▸ Stored entries:
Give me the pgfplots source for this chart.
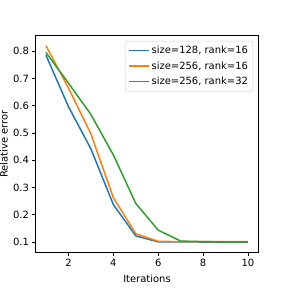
\documentclass[border=0pt]{standalone}
\usepackage{pgfplots}
\pgfplotsset{compat=1.18}
\usepackage{fontspec}
\setmainfont{DejaVu Sans}
\definecolor{tabblue}{HTML}{1F77B4}
\definecolor{taborange}{HTML}{FF7F0E}
\definecolor{tabgreen}{HTML}{2CA02C}
\begin{document}
\fontsize{10bp}{12bp}\selectfont
\begin{tikzpicture}
\useasboundingbox (-36bp,-36bp) rectangle (252bp,253bp);
\begin{axis}[
  scale only axis,
  width=223bp, height=217bp,
  xmin=0.55, xmax=10.45,
  ymin=0.0635, ymax=0.856,
  xtick={2,4,6,8,10},
  ytick={0.1,0.2,0.3,0.4,0.5,0.6,0.7,0.8},
  yticklabel style={/pgf/number format/.cd,fixed,precision=1,fixed zerofill},
  /pgf/number format/assume math mode=true,
  tick align=outside,
  tick pos=left,
  major tick length=3.5bp,
  every tick/.style={black, line width=0.8bp},
  axis line style={line width=0.8bp},
  tick label style={font=\fontsize{10bp}{12bp}\selectfont},
  label style={font=\fontsize{10bp}{12bp}\selectfont},
  xlabel={Iterations},
  ylabel={Relative error},
  xlabel style={yshift=-1bp},
  ylabel style={yshift=-1.5bp},
  legend style={at={(1,1)}, xshift=-5bp, yshift=-5bp, anchor=north east, draw=black!20, rounded corners=2bp,
    font=\fontsize{10bp}{12bp}\selectfont, row sep=2.5bp, inner xsep=3bp, inner ysep=3bp},
  legend cell align=left,
  legend image code/.code={\draw[#1, line width=1.5bp] (0bp,0bp) -- (20bp,0bp);},
]
\addplot[tabblue, line width=1.5bp] coordinates {
(1,0.785) (2,0.597) (3,0.442) (4,0.238) (5,0.123) (6,0.101) (7,0.101) (8,0.1005) (9,0.1005) (10,0.1005)};
\addlegendentry{size=128, rank=16}
\addplot[taborange, line width=1.5bp] coordinates {
(1,0.82) (2,0.665) (3,0.497) (4,0.263) (5,0.131) (6,0.103) (7,0.102) (8,0.102) (9,0.102) (10,0.102)};
\addlegendentry{size=256, rank=16}
\addplot[tabgreen, line width=1.5bp] coordinates {
(1,0.795) (2,0.683) (3,0.568) (4,0.42) (5,0.242) (6,0.144) (7,0.104) (8,0.102) (9,0.101) (10,0.101)};
\addlegendentry{size=256, rank=32}
\end{axis}
\end{tikzpicture}
\end{document}
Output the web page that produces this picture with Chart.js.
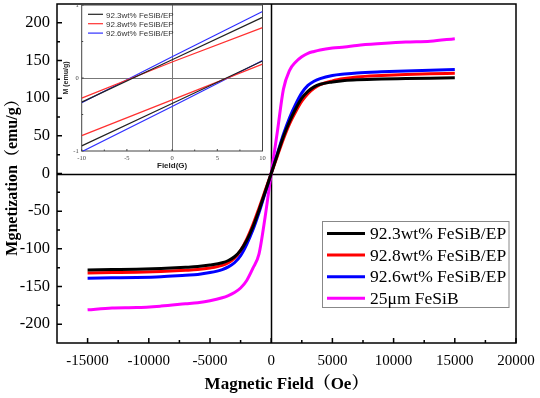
<!DOCTYPE html>
<html>
<head>
<meta charset="utf-8">
<script src="https://cdn.jsdelivr.net/npm/chart.js@4.4.0/dist/chart.umd.min.js"></script>
<style>
  html, body { margin: 0; padding: 0; background: #fff; }
  #wrap { position: relative; width: 540px; height: 398px; }
  #mainChart { position: absolute; left: 0; top: 0; }
  #insetChart { position: absolute; left: 57px; top: 0; }
</style>
</head>
<body>
<div id="wrap">
  <canvas id="mainChart" width="540" height="398"></canvas>
  <canvas id="insetChart" width="211" height="172"></canvas>
</div>
<script>
// main loop data (Oe -> emu/g)
var field = [-15000, -13000, -11000, -9000, -7000, -6000, -5000, -4000, -3500, -3000, -2500, -2000, -1500, -1000, -500, 0,
             500, 1000, 1500, 2000, 2500, 3000, 3500, 4000, 5000, 6000, 7000, 9000, 11000, 13000, 15000];
var ep923 = [-128, -127.5, -127, -126, -124.5, -123.5, -121.5, -118.5, -115.5, -110.5, -102, -89, -71, -49, -25, 0,
             25, 49, 69, 86, 100, 109, 115, 118.5, 121.5, 123.5, 124.5, 125.5, 126, 126.5, 127];
var ep928 = [-132, -131.5, -131, -130, -128.5, -127.5, -125.5, -122, -118.5, -112.5, -102, -87, -68, -46, -23, 0,
             23, 46, 66, 82, 96, 106, 113, 118, 123, 126, 128, 130, 131.5, 132.5, 133];
var ep926 = [-139, -138.5, -138, -137, -135, -134, -131.5, -127.5, -124, -118.5, -109, -94, -75, -52, -26, 0,
             26, 52, 74, 92, 107, 117, 122.5, 126, 130, 132, 133.5, 135, 136, 137, 138];
var ribbon = [-181, -178.5, -178, -176, -173, -171.5, -169, -165, -162, -158, -152, -142, -126, -107, -58, 0,
              55, 112, 137, 148, 155, 159.5, 162, 164, 166.5, 168, 170, 172.5, 174.5, 175.5, 179];
var labels = ['92.3wt% FeSiB/EP', '92.8wt% FeSiB/EP', '92.6wt% FeSiB/EP', '25\u03bcm FeSiB'];
var xTicks = [-15000, -10000, -5000, 0, 5000, 10000, 15000, 20000];
var yTicks = [-200, -150, -100, -50, 0, 50, 100, 150, 200];

// inset (low field) data
var insetField = [-10, 0, 10];
var up923 = [-0.33, 0.25, 0.83];
var down923 = [-0.93, -0.35, 0.234];
var up928 = [-0.275, 0.22, 0.69];
var down928 = [-0.79, -0.30, 0.19];
var up926 = [-0.34, 0.29, 0.91];
var down926 = [-1.01, -0.39, 0.24];
var insetXTicks = [-10, -5, 0, 5, 10];
var insetYTicks = [-1, 0, 1];

var serif = "'Liberation Serif', 'Times New Roman', 'Noto Serif CJK SC', 'Noto Sans CJK SC', serif";
var sans = "'Liberation Sans', Arial, sans-serif";

function pts(xs, ys) {
  return xs.map(function (x, i) { return { x: x, y: ys[i] }; });
}
function plain(v) { return String(v); }

// fixed size axes, no extra label overhang padding
function fixX(h) {
  return function (s) { s.height = h; s.paddingLeft = 0; s.paddingRight = 0; };
}
function fixY(w) {
  return function (s) { s.width = w; s.paddingTop = 0; s.paddingBottom = 0; };
}

// frame, crosshair and inward ticks
var frame = {
  id: 'frame',
  beforeDatasetsDraw: function (chart, args, opts) {
    var ctx = chart.ctx, a = chart.chartArea;
    var xs = chart.scales.x, ys = chart.scales.y;
    ctx.save();
    ctx.strokeStyle = opts.color;
    ctx.lineWidth = opts.width;
    ctx.beginPath();
    var x0 = Math.round(xs.getPixelForValue(0)) + 0.5;
    var y0 = Math.round(ys.getPixelForValue(0)) + 0.5;
    ctx.moveTo(x0, a.top); ctx.lineTo(x0, a.bottom);
    ctx.moveTo(a.left, y0); ctx.lineTo(a.right, y0);
    ctx.stroke();
    ctx.strokeStyle = opts.axisColor || opts.color;
    ctx.strokeRect(a.left, a.top, a.right - a.left, a.bottom - a.top);
    ctx.beginPath();
    var xt = opts.xTicks, yt = opts.yTicks;
    xt.forEach(function (v, i) {
      var p = xs.getPixelForValue(v);
      ctx.moveTo(p, a.bottom); ctx.lineTo(p, a.bottom - opts.major);
      if (i < xt.length - 1) {
        var m = xs.getPixelForValue((v + xt[i + 1]) / 2);
        ctx.moveTo(m, a.bottom); ctx.lineTo(m, a.bottom - opts.minor);
      }
    });
    yt.forEach(function (v, i) {
      var p = ys.getPixelForValue(v);
      ctx.moveTo(a.left, p); ctx.lineTo(a.left + opts.major, p);
      if (i < yt.length - 1) {
        var m = ys.getPixelForValue((v + yt[i + 1]) / 2);
        ctx.moveTo(a.left, m); ctx.lineTo(a.left + opts.minor, m);
      }
    });
    ctx.stroke();
    ctx.restore();
  }
};

// legend box drawn inside the plot
var boxLegend = {
  id: 'boxLegend',
  afterDraw: function (chart, args, opts) {
    var ctx = chart.ctx;
    var items = chart.data.datasets.filter(function (d) { return d.label; });
    ctx.save();
    if (opts.box) {
      ctx.strokeStyle = '#888';
      ctx.lineWidth = 1;
      ctx.strokeRect(opts.box[0], opts.box[1], opts.box[2], opts.box[3]);
    }
    ctx.font = opts.font;
    ctx.textBaseline = 'middle';
    items.forEach(function (d, i) {
      var y = opts.y + i * opts.step;
      ctx.strokeStyle = d.borderColor;
      ctx.lineWidth = opts.lineWidth;
      ctx.beginPath();
      ctx.moveTo(opts.x, y); ctx.lineTo(opts.x + opts.len, y);
      ctx.stroke();
      ctx.fillStyle = opts.textColor || '#000';
      ctx.fillText(d.label, opts.x + opts.len + opts.gap, y + 1);
    });
    ctx.restore();
  }
};

var colors = ['#000000', '#ff0000', '#0000ff', '#ff00ff'];
var series = [ep923, ep928, ep926, ribbon];

new Chart(document.getElementById('mainChart'), {
  type: 'line',
  data: {
    datasets: series.map(function (s, i) {
      return {
        label: labels[i],
        data: pts(field, s),
        borderColor: colors[i],
        borderWidth: 3,
        pointRadius: 0,
        cubicInterpolationMode: 'monotone',
        fill: false
      };
    })
  },
  options: {
    responsive: false,
    animation: false,
    devicePixelRatio: 1,
    layout: { padding: { top: 4, right: 24, left: 0, bottom: 0 } },
    plugins: {
      legend: { display: false },
      tooltip: { enabled: false },
      frame: { color: '#000', width: 1.5, major: 5, minor: 3, xTicks: xTicks, yTicks: yTicks },
      boxLegend: { box: [322.5, 221.5, 186.5, 86], x: 327, y: 233.5, step: 21.6, len: 38, gap: 5,
                   lineWidth: 3, font: '17.5px ' + serif }
    },
    scales: {
      x: {
        type: 'linear', min: -17500, max: 20000,
        afterBuildTicks: function (s) { s.ticks = xTicks.map(function (v) { return { value: v }; }); },
        afterFit: fixX(55),
        grid: { display: false, drawTicks: false },
        border: { display: false },
        ticks: { color: '#000', padding: 9, maxRotation: 0, callback: plain, font: { family: serif, size: 15 } },
        title: { display: true, text: 'Magnetic Field\uff08Oe\uff09', color: '#000', padding: 3,
                 font: { family: serif, size: 17, weight: 'bold' } }
      },
      y: {
        type: 'linear', min: -225, max: 225,
        afterBuildTicks: function (s) { s.ticks = yTicks.map(function (v) { return { value: v }; }); },
        afterFit: fixY(57),
        grid: { display: false, drawTicks: false },
        border: { display: false },
        ticks: { color: '#000', padding: 7, callback: plain, font: { family: serif, size: 16.5 } },
        title: { display: true, text: 'Mgnetization\uff08emu/g\uff09', color: '#000', padding: 3,
                 font: { family: serif, size: 16, weight: 'bold' } }
      }
    }
  },
  plugins: [frame, boxLegend]
});

// inset: zoom of the loop around zero field
var insetColors = ['#222222', '#ff3030', '#3030ff'];
var insetUp = [up923, up928, up926];
var insetDown = [down923, down928, down926];
var insetSets = [];
insetUp.forEach(function (s, i) {
  insetSets.push({ label: labels[i], data: pts(insetField, s), borderColor: insetColors[i],
                   borderWidth: 1.2, pointRadius: 0, tension: 0 });
});
insetDown.forEach(function (s, i) {
  insetSets.push({ label: '', data: pts(insetField, s), borderColor: insetColors[i],
                   borderWidth: 1.2, pointRadius: 0, tension: 0 });
});

new Chart(document.getElementById('insetChart'), {
  type: 'line',
  data: { datasets: insetSets },
  options: {
    responsive: false,
    animation: false,
    devicePixelRatio: 1,
    layout: { padding: { top: 5, right: 5.5, left: 0, bottom: 0 } },
    plugins: {
      legend: { display: false },
      tooltip: { enabled: false },
      frame: { color: '#777', axisColor: '#444', width: 1, major: 2, minor: 1.5,
               xTicks: insetXTicks, yTicks: insetYTicks },
      boxLegend: { x: 31, y: 14.3, step: 9.4, len: 15, gap: 3, lineWidth: 1.2,
                   font: '8px ' + sans, textColor: '#333' }
    },
    scales: {
      x: {
        type: 'linear', min: -10, max: 10,
        afterBuildTicks: function (s) { s.ticks = insetXTicks.map(function (v) { return { value: v }; }); },
        afterFit: fixX(21),
        grid: { display: false, drawTicks: false },
        border: { display: false },
        ticks: { color: '#444', padding: 3, maxRotation: 0, font: { family: serif, size: 6.5 } },
        title: { display: true, text: 'Field(G)', color: '#222', padding: 1,
                 font: { family: sans, size: 8, weight: 'bold' } }
      },
      y: {
        type: 'linear', min: -1, max: 1,
        afterBuildTicks: function (s) { s.ticks = insetYTicks.map(function (v) { return { value: v }; }); },
        afterFit: fixY(24.7),
        grid: { display: false, drawTicks: false },
        border: { display: false },
        ticks: { color: '#444', padding: 3, font: { family: serif, size: 6.5 } },
        title: { display: true, text: 'M (emu/g)', color: '#222', padding: 5,
                 font: { family: sans, size: 7, weight: 'bold' } }
      }
    }
  },
  plugins: [frame, boxLegend]
});
</script>
</body>
</html>
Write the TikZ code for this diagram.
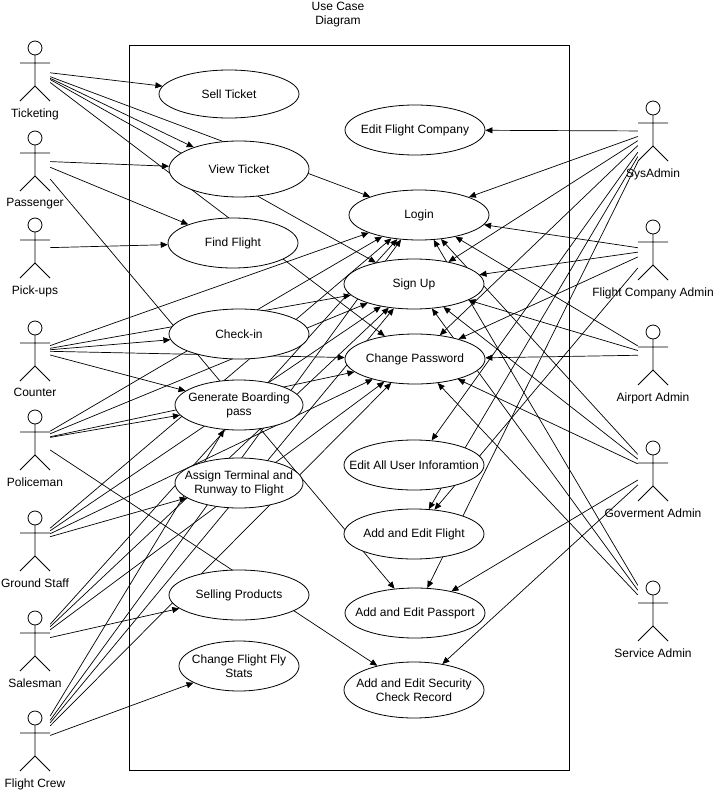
\documentclass[tikz,border=0pt]{standalone}
\usepackage{fontspec}
\setmainfont{Liberation Sans}
\usetikzlibrary{shapes.geometric,arrows.meta}
\pgfdeclarelayer{bg}
\pgfsetlayers{bg,main}
\newcommand{\actorfig}[4]{% name, x, ytop, label
  \node[actbox,label={[lab,label distance=6pt]below:#4}] (#1) at (#2,#3+30) {};
  \draw[line width=0.8pt] (#2,#3+7) circle (7);
  \draw[line width=0.8pt] (#2,#3+14) -- (#2,#3+45) (#2-15,#3+22) -- (#2+15,#3+22)
    (#2-15,#3+60) -- (#2,#3+45) -- (#2+15,#3+60);
}
\begin{document}
\begin{tikzpicture}[x=1pt,y=-1pt,font=\fontsize{12}{14}\selectfont,
  uc/.style={ellipse,draw,fill=white,line width=0.8pt,inner sep=0pt},
  actbox/.style={minimum width=30pt,minimum height=60pt,inner sep=0pt},
  lab/.style={align=center,font=\fontsize{12}{14}\selectfont,inner sep=1pt},
  a/.style={line width=0.7pt,-{Triangle[length=7pt,width=6pt]}}]
\useasboundingbox (0,0) rectangle (715,792);
\draw[line width=0.8pt] (129,45) rectangle (569,770);
\node[lab] (title) at (338,15) {Use Case\\Diagram};
% use cases
\node[uc,minimum width=140,minimum height=48,label={[lab]center:Sell Ticket}] (sell) at (229,94) {};
\node[uc,minimum width=140,minimum height=56,label={[lab]center:View Ticket}] (view) at (239,169) {};
\node[uc,minimum width=130,minimum height=50,label={[lab]center:Find Flight}] (find) at (233,243) {};
\node[uc,minimum width=140,minimum height=50,label={[lab]center:Check-in}] (check) at (239,334) {};
\node[uc,minimum width=128,minimum height=50,label={[lab]center:Generate Boarding\\pass}] (gen) at (239,405) {};
\node[uc,minimum width=128,minimum height=50,label={[lab]center:Assign Terminal and\\Runway to Flight}] (assign) at (239,483) {};
\node[uc,minimum width=140,minimum height=50,label={[lab]center:Selling Products}] (selp) at (239,595) {};
\node[uc,minimum width=120,minimum height=50,label={[lab]center:Change Flight Fly\\Stats}] (fly) at (239,666) {};
\node[uc,minimum width=140,minimum height=50,label={[lab]center:Edit Flight Company}] (efc) at (415,130) {};
\node[uc,minimum width=140,minimum height=50,label={[lab]center:Login}] (login) at (419,215) {};
\node[uc,minimum width=140,minimum height=50,label={[lab]center:Sign Up}] (sign) at (414,284) {};
\node[uc,minimum width=140,minimum height=50,label={[lab]center:Change Password}] (cpw) at (415,359) {};
\node[uc,minimum width=140,minimum height=50,label={[lab]center:Edit All User Inforamtion}] (eau) at (414,465) {};
\node[uc,minimum width=140,minimum height=50,label={[lab]center:Add and Edit Flight}] (aef) at (414,534) {};
\node[uc,minimum width=140,minimum height=50,label={[lab]center:Add and Edit Passport}] (aep) at (415,613) {};
\node[uc,minimum width=140,minimum height=56,label={[lab]center:Add and Edit Security\\Check Record}] (sec) at (414,690) {};
% actors
\actorfig{tick}{35}{41}{Ticketing}
\actorfig{pass}{35}{131}{Passenger}
\actorfig{pick}{35}{218}{Pick-ups}
\actorfig{count}{35}{321}{Counter}
\actorfig{pol}{35}{410}{Policeman}
\actorfig{gs}{35}{511}{Ground Staff}
\actorfig{sales}{35}{611}{Salesman}
\actorfig{crew}{35}{711}{Flight Crew}
\actorfig{sys}{653}{101}{SysAdmin}
\actorfig{fca}{653}{220}{Flight Company Admin}
\actorfig{apa}{653}{325}{Airport Admin}
\actorfig{gov}{653}{441}{Goverment Admin}
\actorfig{srv}{653}{581}{Service Admin}
\begin{pgfonlayer}{bg}
\foreach \s/\t in {tick/sell,tick/view,tick/login,tick/sign,tick/cpw,
  pass/view,pass/find,pass/aep,pick/find,
  count/login,count/sign,count/check,count/cpw,count/gen,
  pol/login,pol/sign,pol/cpw,pol/gen,pol/sec,
  gs/assign,gs/login,gs/sign,gs/cpw,
  sales/selp,sales/login,sales/sign,sales/cpw,
  crew/fly,crew/login,crew/sign,crew/cpw,crew/gen,
  sys/efc,sys/login,sys/sign,sys/cpw,sys/eau,sys/aef,sys/aep,
  fca/login,fca/sign,fca/cpw,fca/aef,
  apa/login,apa/sign,apa/cpw,
  gov/login,gov/sign,gov/cpw,gov/aep,gov/sec,
  srv/login,srv/sign,srv/cpw}
  \draw[a] (\s) -- (\t);
\end{pgfonlayer}
\end{tikzpicture}
\end{document}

▸ WHAT TO PRODUCE: Using the listing above, pull out all lines that hold the word "this".

▸ SOLUTION TO THE PROBLEM:
Give me the pgfplots source for this chart.
Output the web page that produces this picture with Chart.js.
Write the TikZ code for this diagram.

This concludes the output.